Francis told Joan and basically forgot about it until about 1980 when the LeTourneau sent him on a welding job to Italy. It was a ball and socket replacement task, his first trip to Europe, “back when they always lost your luggage.”

He spent a week in Trieste, and then made a second trip to Southern Italy, at which time he made friends with an English chef, a man who had catered luncheons for Queen Elizabeth.

“I felt impressed to talk to him about salvation,” Francis said. “I never thought of the prophecy because it had been given two or three years earlier, and I couldn’t see any connection between it and the work that I was doing. Not yet at that time.”

After his testimony and work with the Englishman, he said, “From that time on I was aware that every time I was asked to go and repair a ball and socket on a drilling rig that God had me to come in contact with someone — every time.

“I went around the world, and as we crossed the international dateline it dawned on me, and I said, ‘God, I have just fulfilled that prophecy,’ then I said, ‘What do you want me to do now?’ And I just kept going, trips to the Gulf, overseas, a second trip around the world.”

A highlight was on a rig off the Ivory Coast where he taught Bible classes each evening, but when the crew was rotated for a time, he had no students, only his helper, a Muslim, and one night Francis asked him to pray, and it was a sincere, heartfelt prayer “like I had never heard before. It was at the Muslim’s request that Francis sent him a Bible.

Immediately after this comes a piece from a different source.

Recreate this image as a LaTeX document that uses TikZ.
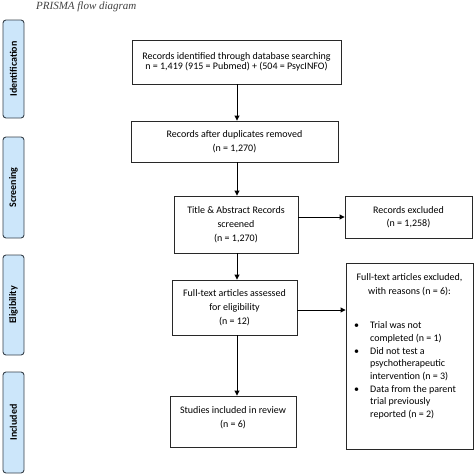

Francis’ ministry isn’t just on a worldwide basis, for he had plenty to do in his home community. Though he hasn’t pastored a church in quite a few years, he’s still a pastor to many friends and neighbors who often ask him to conduct weddings and funerals.

Funerals are the most difficult, he said, especially when it is for a child. For a wedding he always counsels with the couple and sometimes has refused to officiate “because my obligation first of all is to God. There is no pat service. It’s written in the Bible, and some don’t like to hear what’s in the Bible. I pray earnestly about it. Prayer takes precedent.’

Life hasn’t always been roses by any means. In the last two years, Joan has lost her parents, and the Vriesens have lost a son. A wreck demolished Joan’s car and severely injured her, causing her to have to give up her child care business.

“You choose to be happy, to be positive,” she said, noting that despite tribulations, God is always there to help.

She can smile when she looks back at the years when Francis was away from home because that was “invaribly when we had a freeze, pipes broke, there was no water and no power. I even had to break the ice so the horses could drink.”

And talk about a cold house! It has taken a lot of work, and Francis has insulated it a little at a time, “but what a blessing,” he said, and Joan added, “We are the original recyclers, before it was cool,” making use of many items others would have discarded. Both agree that the house “has taught us a lot about relying on God.”

But back to the tag on their pickup: it was just a few years ago and their 1967 Plymouth wagon had seen better days, so Francis did what he usually does. He turned to God.

“God, you know what I need. Whatever you want to have, I’ll be satisfied with it. I let it go at that,” he said.

A few months later he was sent on a job to Trinidad, and after he was paid, had given his tithe and a love offering, “God told me to take the remaining money to buy a vehicle. Blackburn Motors had just what I wanted — a no-frills used truck, but the cost was more than I had.” He figured at this time in life (he’s 81) this would be the last vehicle he would need. He and the salesman couldn’t come to an agreement, but three weeks later, he got a call. They would accept his offer.

Looking back on life, Francis and Joan are positive that “things don’t just happen. God has intervened. He has His plans.”

For the Vriesens, the tag on their truck is more than a mere slogan.

Gordon Cotton is a historian and author who lives in Vicksburg.